* _OBJECTIVE_
Return the listing below exactly, with the pictures dropped.

* _EXERCISE MATERIALS_

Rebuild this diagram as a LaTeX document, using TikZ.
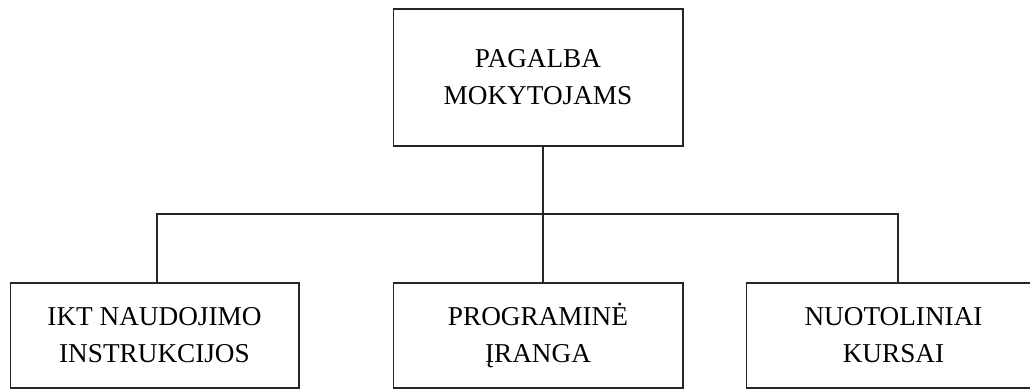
\documentclass[tikz,border=0pt]{standalone}
\usepackage{fontspec}
\setmainfont{Liberation Serif}
\begin{document}
\begin{tikzpicture}[x=0.02cm, y=-0.02cm,
    every node/.style = {shape=rectangle, draw=black!85, line width=0.6pt, align=center, inner sep=0pt,
      font=\fontsize{15.5}{21}\selectfont},
    topbox/.style = {minimum width=5.8cm, minimum height=2.74cm},
    subbox/.style = {minimum width=5.8cm, minimum height=2.1cm}]
    \useasboundingbox (0,0) rectangle (1030,389);
    \node[topbox] (pagalba) at (538,77.5) {PAGALBA\\MOKYTOJAMS};
    \node[subbox, minimum width=5.78cm] (ikt) at (154.5,335.5) {IKT NAUDOJIMO\\INSTRUKCIJOS};
    \node[subbox] (programine) at (538,335.5) {PROGRAMINĖ\\ĮRANGA};
    \node[subbox, minimum width=5.9cm] (kursai) at (893.5,335.5) {NUOTOLINIAI\\KURSAI};
    % bus
    \coordinate (bus) at (543,214);
    \coordinate (busl) at (157,214);
    \coordinate (busr) at (898,214);
    \draw[black!85, line width=0.6pt] (pagalba.south -| bus) -- (programine.north -| bus);
    \draw[black!85, line width=0.6pt] (ikt.north -| busl) -- (busl) -- (busr) -- (kursai.north -| busr);
\end{tikzpicture}
\end{document}
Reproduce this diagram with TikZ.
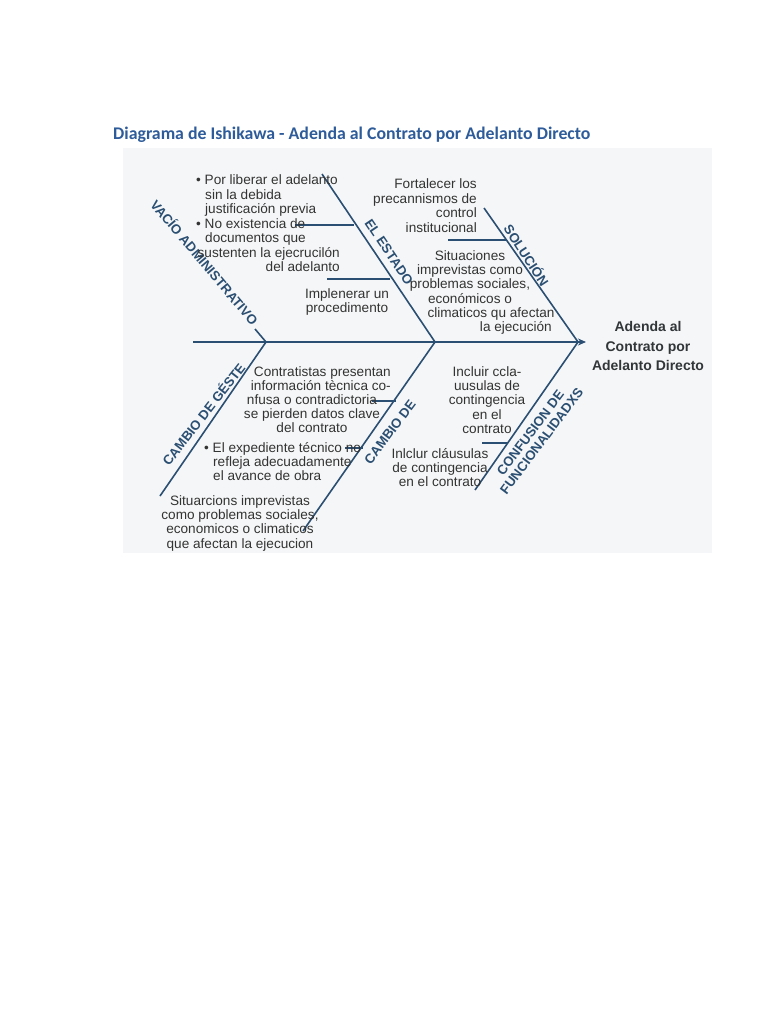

* _THE RESULT_
Rebuild this diagram as a LaTeX document, using TikZ.
\documentclass[tikz,border=0pt]{standalone}
\usepackage{fontspec}
\setmainfont{Liberation Serif}
\begin{document}
\begin{tikzpicture}[x=0.02cm, y=-0.02cm,
    every node/.style = {shape=rectangle, draw=black!85, line width=0.6pt, align=center, inner sep=0pt,
      font=\fontsize{15.5}{21}\selectfont},
    topbox/.style = {minimum width=5.8cm, minimum height=2.74cm},
    subbox/.style = {minimum width=5.8cm, minimum height=2.1cm}]
    \useasboundingbox (0,0) rectangle (1030,389);
    \node[topbox] (pagalba) at (538,77.5) {PAGALBA\\MOKYTOJAMS};
    \node[subbox, minimum width=5.78cm] (ikt) at (154.5,335.5) {IKT NAUDOJIMO\\INSTRUKCIJOS};
    \node[subbox] (programine) at (538,335.5) {PROGRAMINĖ\\ĮRANGA};
    \node[subbox, minimum width=5.9cm] (kursai) at (893.5,335.5) {NUOTOLINIAI\\KURSAI};
    % bus
    \coordinate (bus) at (543,214);
    \coordinate (busl) at (157,214);
    \coordinate (busr) at (898,214);
    \draw[black!85, line width=0.6pt] (pagalba.south -| bus) -- (programine.north -| bus);
    \draw[black!85, line width=0.6pt] (ikt.north -| busl) -- (busl) -- (busr) -- (kursai.north -| busr);
\end{tikzpicture}
\end{document}
Reproduce this diagram with TikZ.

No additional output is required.